Galectin-2 and -4, but not Galectin-1, promote intestinal epithelial wound healing in vitro through a TGF-beta-independent mechanism
Article first published online: 17 MAY 2008
Copyright © 2008 Crohn's & Colitis Foundation of America, Inc.
Inflammatory Bowel Diseases
Volume 14, Issue 10, pages 1366–1372, October 2008
How to Cite
Paclik, D., Lohse, K., Wiedenmann, B., Dignass, A. U. and Sturm, A. (2008), Galectin-2 and -4, but not Galectin-1, promote intestinal epithelial wound healing in vitro through a TGF-beta-independent mechanism. Inflamm Bowel Dis, 14: 1366–1372. doi: 10.1002/ibd.20499
- Issue published online: 11 SEP 2008
- Article first published online: 17 MAY 2008
- Manuscript Accepted: 7 APR 2008
- Manuscript Received: 4 APR 2008
- Broad Medical Research Program of Eli and Edythe Broad Foundation and by the Forschungsförderung of the Charité, Universitätsmedizin Berlin
Vol. 17, Issue 6, 1449, Article first published online: 10 MAY 2011
- epithelial cells;
- inflammatory bowel diseases;
Background: Inflammatory bowel diseases (IBDs) are characterized by various degrees of mucosal surface damage and subsequent impairment of the intestinal barrier function. Resealing of the epithelial barrier requires intestinal cell migration and proliferation. Galectins are increasingly recognized as novel regulators of inflammation.

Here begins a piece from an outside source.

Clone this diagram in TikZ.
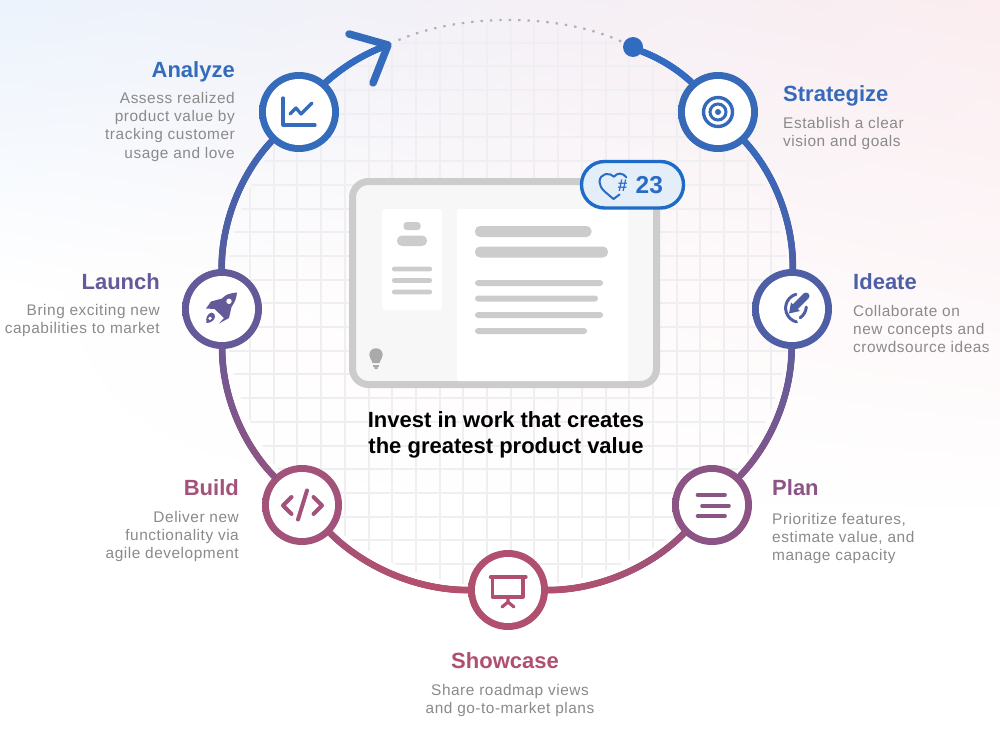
\documentclass[tikz,border=0pt]{standalone}
\usepackage{fontspec}
\setmainfont{Liberation Sans}
\newfontfamily\bodyfont[LetterSpace=3.5]{Liberation Sans}
\usetikzlibrary{decorations.markings}
\definecolor{stopA}{RGB}{50,108,192}
\definecolor{stopB}{RGB}{78,95,166}
\definecolor{stopC}{RGB}{140,84,133}
\definecolor{stopD}{RGB}{178,80,110}
\definecolor{bgleft}{RGB}{236,243,252}
\definecolor{bgmid}{RGB}{247,245,249}
\definecolor{bgright}{RGB}{251,237,240}
\definecolor{gridc}{RGB}{239,239,241}
\definecolor{cardline}{RGB}{204,204,204}
\definecolor{cardfill}{RGB}{247,247,247}
\definecolor{barc}{RGB}{204,204,204}
\definecolor{badgeline}{RGB}{30,107,200}
\definecolor{badgefill}{RGB}{228,238,249}
\definecolor{badgetext}{RGB}{42,107,196}
\definecolor{bodygrey}{RGB}{138,138,138}
\definecolor{dotgrey}{RGB}{176,176,176}
\definecolor{bulbgrey}{RGB}{170,170,170}
\definecolor{cAnalyze}{RGB}{52,107,186}
\definecolor{cStrategize}{RGB}{54,106,184}
\definecolor{cIdeate}{RGB}{78,95,166}
\definecolor{cLaunch}{RGB}{100,90,154}
\definecolor{cPlan}{RGB}{140,84,133}
\definecolor{cBuild}{RGB}{163,82,122}
\definecolor{cShowcase}{RGB}{176,80,110}
\newcommand\ringmix[2]{%
  \pgfmathsetmacro\tval{#2-0.1*(#1-508)}%
  \ifdim\tval pt<250pt
    \pgfmathsetmacro\pct{max(0,(\tval-90)/160*100)}\colorlet{ringc}{stopB!\pct!stopA}%
  \else\ifdim\tval pt<485pt
    \pgfmathsetmacro\pct{(\tval-250)/235*100}\colorlet{ringc}{stopC!\pct!stopB}%
  \else
    \pgfmathsetmacro\pct{min(100,(\tval-485)/105*100)}\colorlet{ringc}{stopD!\pct!stopC}%
  \fi\fi}
\tikzset{
  ringlink/.style={postaction={decorate,decoration={markings,
    mark=between positions 0 and 1 step 1pt with {%
      \pgfgettransformentries{\ma}{\mb}{\mc}{\md}{\mX}{\mY}%
      \pgfmathsetmacro\ypx{-\mY}%
      \ringmix{\mX}{\ypx}%
      \pgftransformresetnontranslations
      \fill[ringc] (0,0) circle (3.4pt);}}}},
  bendarc/.style={looseness=0.85},
  stage/.style={circle,minimum size=80pt,inner sep=0pt,top color=#1,bottom color=#1},
  title/.style={font=\fontsize{22}{26}\selectfont\bfseries,inner sep=0pt},
  bodytext/.style={font=\bodyfont\fontsize{15.4}{18.3}\selectfont,text=bodygrey,inner sep=0pt},
  icon/.style={line width=3.2pt,line cap=round,line join=round},
  pill/.style={fill=barc,rounded corners=#1},
  arrowbarb/.style={draw=cAnalyze,line width=7.5pt,line cap=round,line join=round},
}
\begin{document}
\begin{tikzpicture}[x=1pt,y=-1pt]
\useasboundingbox (0,0) rectangle (1000,741);
\fill[white] (0,0) rectangle (1000,741);
% background wash
\foreach \yy in {0,4,...,520}{
  \pgfmathsetmacro\pl{max(0,100*(1-\yy/290))}
  \pgfmathsetmacro\pm{max(0,100*(1-\yy/360))}
  \pgfmathsetmacro\pr{max(0,100*(1-\yy/520))}
  \colorlet{wl}{bgleft!\pl!white}\colorlet{wm}{bgmid!\pm!white}\colorlet{wr}{bgright!\pr!white}
  \shade[left color=wl,middle color=wm,right color=wr,shading angle=90] (0,\yy) rectangle (1000,\yy+5);
}
% grid inside ring
\begin{scope}
  \clip (508,304.5) circle (283);
  \foreach \k in {-12,...,12}{
    \draw[gridc,line width=2pt] (510.7+\k*23.7,0) -- (510.7+\k*23.7,640);
  }
  \foreach \k in {-4,...,21}{
    \draw[gridc,line width=2pt] (200,113.7+\k*23.7) -- (820,113.7+\k*23.7);
  }
\end{scope}
% stage nodes
\node[stage=cStrategize] (strategize) at (718,112) {};
\node[stage=cIdeate] (ideate) at (792,309) {};
\node[stage=cPlan] (plan) at (712,505) {};
\node[stage=cShowcase] (showcase) at (508,590) {};
\node[stage=cBuild] (build) at (302,505) {};
\node[stage=cLaunch] (launch) at (222,309) {};
\node[stage=cAnalyze] (analyze) at (299,112) {};
\node[circle,fill=stopA,minimum size=20pt,inner sep=0pt] (startdot) at (633,47) {};
\coordinate (tip) at (388,45);
\coordinate (barbA) at (349,34);
\coordinate (barbB) at (373,83);
% ring connectors
\path[ringlink] (startdot) to[bend left=10.8,bendarc] (strategize);
\path[ringlink] (strategize) to[bend left=21.7,bendarc] (ideate);
\path[ringlink] (ideate) to[bend left=21.7,bendarc] (plan);
\path[ringlink] (plan) to[bend left=22.7,bendarc] (showcase);
\path[ringlink] (showcase) to[bend left=22.5,bendarc] (build);
\path[ringlink] (build) to[bend left=22,bendarc] (launch);
\path[ringlink] (launch) to[bend left=21.8,bendarc] (analyze);
\path[ringlink] (analyze) to[bend left=11,bendarc] (tip);
\draw[arrowbarb] (barbA) -- (tip) -- (barbB);
\draw[dotgrey,line width=2.2pt,dash pattern=on 2.4pt off 7pt,shorten >=5pt,shorten <=3pt] (startdot) to[bend right=25,looseness=0.8] (tip);
% white hearts of the stages
\foreach \n in {strategize,ideate,plan,showcase,build,launch,analyze}{
  \fill[white] (\n.center) circle (33);
}
% Analyze icon
\draw[icon,cAnalyze] (283,98) -- (283,125) -- (315,125);
\draw[icon,cAnalyze] (290,114) -- (296,108) -- (301,114) -- (312,103);
% Strategize icon
\draw[cStrategize,line width=3.4pt] (718,112) circle (14.5);
\draw[cStrategize,line width=3pt] (718,112) circle (8);
\fill[cStrategize] (718,112) circle (3);
% Ideate icon
\draw[icon,cIdeate,line width=3pt] (796,294.3) arc (-106:-256:14.3);
\draw[icon,cIdeate,line width=3pt] (806.3,307) arc (4:55:14.3);
\draw[cIdeate,line width=7pt,line cap=round] (796,306) -- (806,296);
\fill[cIdeate] (789,313.5) -- (791,302.5) -- (800,311) -- cycle;
% Launch icon
\fill[cLaunch] (237,292.5) .. controls (231,293) and (226,294) .. (222,298.5) -- (211,301.5) -- (206,308.5) -- (214.5,309) -- (224,318) -- (219,323.5) -- (229,318) -- (231.5,307) .. controls (235,302) and (236.5,298) .. (237,292.5) -- cycle;
\fill[white] (229,301.3) circle (2.7);
\fill[cLaunch] (206.5,323) .. controls (205.5,318) and (207,314) .. (211.5,312.5) .. controls (214,312.5) and (215.5,315) .. (215,317) .. controls (214,321) and (210,323) .. (206.5,323) -- cycle;
\fill[white] (210,318.3) circle (1.8);
% Plan icon
\draw[icon,cPlan,line width=3.6pt] (697.5,495) -- (725,495);
\draw[icon,cPlan,line width=3.6pt] (702,505.7) -- (729,505.7);
\draw[icon,cPlan,line width=3.6pt] (697.5,516) -- (725,516);
% Build icon
\draw[icon,cBuild,line width=4pt] (291.5,497) -- (283,505.5) -- (291.5,514);
\draw[icon,cBuild,line width=4pt] (307,490.5) -- (298,519.5);
\draw[icon,cBuild,line width=4pt] (313.5,497) -- (322,505.5) -- (313.5,514);
% Showcase icon
\draw[cShowcase,line width=3.2pt,line cap=round] (490.5,577) -- (526,577);
\draw[cShowcase,line width=3.2pt,line join=round] (492.5,577) -- (492.5,597) -- (523,597) -- (523,577);
\draw[icon,cShowcase,line width=3.2pt] (508,598) -- (508,602) (502,607) -- (508,602) -- (514,607);
% Card
\draw[cardline,fill=cardfill,line width=7pt,rounded corners=16pt] (352.5,181.5) rectangle (656.5,384.5);
\fill[white,rounded corners=2pt] (457,209) rectangle (628,381);
\fill[white,rounded corners=3pt] (382,209) rectangle (442,310);
\fill[pill=3pt] (403.5,222) rectangle (420.5,230);
\fill[pill=5pt] (397,235.5) rectangle (427,246);
\foreach \yy in {269,280.5,292} \fill[pill=2pt] (392,\yy-2.3) rectangle (432,\yy+2.3);
\fill[pill=5pt] (475,226) rectangle (591.5,237);
\fill[pill=5pt] (475,246.5) rectangle (608,257.5);
\fill[pill=3pt] (475,280) rectangle (603,286);
\fill[pill=3pt] (475,295.5) rectangle (598,301.5);
\fill[pill=3pt] (475,312) rectangle (603,318);
\fill[pill=3pt] (475,328) rectangle (587,334);
% Bulb
\fill[bulbgrey] (372.5,363) .. controls (371.5,359) and (369.3,358.5) .. (369.3,355) .. controls (369.3,346) and (382.7,346) .. (382.7,355) .. controls (382.7,358.5) and (380.5,359) .. (379.5,363) -- cycle;
\fill[bulbgrey] (372.8,364.5) rectangle (379.2,366.5);
\fill[bulbgrey,rounded corners=1pt] (374,367) rectangle (378,369);
% Badge
\draw[badgeline,fill=badgefill,line width=3.4pt,rounded corners=23pt] (581.5,161.5) rectangle (683.5,208);
\draw[badgetext,line width=2pt,line join=round,line cap=round] (626.5,177.5) .. controls (623,172.5) and (617,172.5) .. (614,176.7) .. controls (610,172) and (599.5,173) .. (599.5,182) .. controls (599.5,189) and (608,194) .. (613.5,199) .. controls (615.5,197.5) and (617.5,196) .. (619.5,194.5);
\node[font=\fontsize{17}{17}\selectfont\bfseries,text=badgetext,inner sep=0pt] (hash) at (622.7,185.5) {\#};
\node[font=\fontsize{24.5}{24}\selectfont\bfseries,text=badgetext,inner sep=0pt] (score) at (649.3,185) {23};
% Center text
\node[font=\fontsize{22}{26}\selectfont\bfseries,text=black,align=center,inner sep=0pt] (headline) at (506,435) {Invest in work that creates\\the greatest product value};
% Labels
\node[title,text=cAnalyze,anchor=base east] (tAnalyze) at (235,77.5) {Analyze};
\node[bodytext,anchor=north east,align=right] (bAnalyze) at (235,92) {Assess realized\\product value by\\tracking customer\\usage and love};
\node[title,text=cStrategize,anchor=base west] (tStrategize) at (783,101.5) {Strategize};
\node[bodytext,anchor=north west,align=left] (bStrategize) at (783,117) {Establish a clear\\vision and goals};
\node[title,text=cIdeate,anchor=base west] (tIdeate) at (853,289.5) {Ideate};
\node[bodytext,anchor=north west,align=left] (bIdeate) at (853,305) {Collaborate on\\new concepts and\\crowdsource ideas};
\node[title,text=cLaunch,anchor=base east] (tLaunch) at (160,289.5) {Launch};
\node[bodytext,anchor=north east,align=right] (bLaunch) at (160,304) {Bring exciting new\\capabilities to market};
\node[title,text=cPlan,anchor=base west] (tPlan) at (772,495.5) {Plan};
\node[bodytext,anchor=north west,align=left] (bPlan) at (772,513) {Prioritize features,\\estimate value, and\\manage capacity};
\node[title,text=cBuild,anchor=base east] (tBuild) at (239,495.5) {Build};
\node[bodytext,anchor=north east,align=right] (bBuild) at (239,511) {Deliver new\\functionality via\\agile development};
\node[title,text=cShowcase,anchor=base] (tShowcase) at (505,668.5) {Showcase};
\node[bodytext,align=center,anchor=north] (bShowcase) at (510,684) {Share roadmap views\\and go-to-market plans};
\end{tikzpicture}
\end{document}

Thus, we aimed to explore the effect of galectin-2 (Gal-2) and Gal-4 on epithelial cell function and wound healing.
Methods: Binding of Gal-2 and Gal-4 was determined by flow cytometric analysis and binding sites by SDS-PAGE electrophoresis. Cell migration by Gal-1, -2, and -4 was determined by a wound-healing assay. Cell cycle analysis and detection of apoptosis were determined by flow cytometric analysis.
Results: Gal-2 and Gal-4 bind to epithelial cells at the E-cadherin/β-catenin complex. Both galectins significantly enhanced intestinal epithelial cell restitution in vitro. This enhancement of epithelial cell restitution was TGF-β-independent. In contrast, Gal-1 decreased epithelial cell migration TGF-β dependently. By performing cell cycle analysis, we show that Gal-2 and Gal-4 increased cyclin B1 expression and consequently cell cycle progression, while Gal-1 inhibited cell cycling. Determining the influence of Gal-2 and Gal-4 on epithelial cell apoptosis, we showed no induction of apoptosis, whereas Gal-1 significantly induced apoptosis of epithelial cells caspase-independently.
Conclusions: Gal-2 and Gal-4 bind to intestinal epithelial cells and promote their restitution. Thus, our study provides for the first time evidence that these galectins play a significant role in intestinal wound-healing processes and might exert beneficial effects in diseases characterized by epithelial barrier disruption like IBDs.